Based on personal observation, many female doctors opt to go part-time, leave for private practice in some form or other, or quit entirely, once they start having children.

I'm not finding fault with their decisions -- I think it's admirable to make such sacrifices -- but it also depletes an already skeletal workforce.

Perhaps some courageous individual(s) will do a survey on this and publish the results?


A recent discussion in the papers about toilet hygiene in Singapore has, in my opinion, an obvious explanation, though it isn't mentioned in the reports.

Our society's unhealthy dependence on foreign maids is beginning to manifest itself in various ways.

Rude, undisciplined children run amok as parents act oblivious or coddle them out of some misplaced sense of guilt. Maids aren't allowed to rein their charges in, and besides, why would any child choose to listen to the hired help? ( We don't live in Comic Book Land, where some billionaire named Bruce Wayne treats his butler like a father figure. )

Littering has become intolerable -- a trend I also attribute to the maid culture. If people don't pick up after themselves at home, why the hell would they do so outside?
It's the same thing with public toilets. That plus this inexplicable Singaporean trait of peeing on the floor even when a toilet bowl in working order is readily available.

And what's with this reluctance to flush? Even at my workplace, I encountered a woman ( hospital staff, mind you ) who couldn't even be bothered to pull the flush lever after defecating. I got a rude shock when I walked into the cubicle after she emerged. I would've told her off if she hadn't left so quickly.

When I was in primary school ( Nan Hua, to be exact ), our principal rostered each class for toilet-scrubbing duty.
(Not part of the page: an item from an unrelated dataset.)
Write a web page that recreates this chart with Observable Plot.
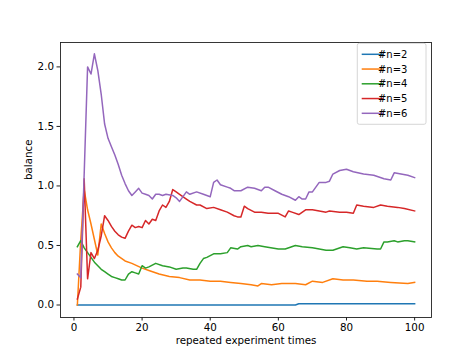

I didn't enjoy it, but it definitely made you think twice about messing up the place. It's a lesson I remember well, and since I do my own toilet-washing at home, keeping a loo clean has become second nature for me.

Just my personal opinion here, but I don't think it's a coincidence that countries where most families don't enjoy the privilege of having domestic maids also happen to have some of the cleanest lavatories. One good example is Japan, where members of the public are known to whip out their own tissue paper to wipe the sinks. Try getting Singaporeans to do that. They'll probably just laugh or punch you in the face.

I'm only 33 years old, but sad to say, I miss the good ol' days when Singapore had kampungs and people were still pretty decent.

End of rant.


On a lighter note, did anyone notice a new link under the Humour heading?

This site is not for the prudish. I personally find it hilarious, vulgar sex talk and all ( most of it is posted by readers in the comments section ).

There's a priceless picture of Jason Mraz which I will leave you to find on your own. I don't really know what to make of it, but Hilton's many gay fans do.

Haha. :)


Last but not least, a short mention about the Beijing Olympics.

I've been working most evenings and taking early afternoon naps before shifts, so I regret to report that I've missed most of the action so far.

This includes Michael Phelps' 8 gold medal wins. I only watched him swim once, at the heats for some individual event. He came in second for that one.

But I am indeed awed by his record-breaking haul. I read a short interview in People magazine, and his determination can be quite intimidating. However, his hard work has paid off beautifully. He has an extremely bright future ahead. Look out for tonnes of endorsement deals!

As for our table-tennis team's silver medal, I'm happy that Singaporeans are happy, but the fact that the entire group originates from China has got to strike a few as ironic. It just doesn't feel the same somehow.

One thing I AM thankful for - being off ( by pure coincidence ) during the opening and closing ceremonies. The former was nothing short of awe-inspiring, and I can only imagine what wonders are in store for the latter.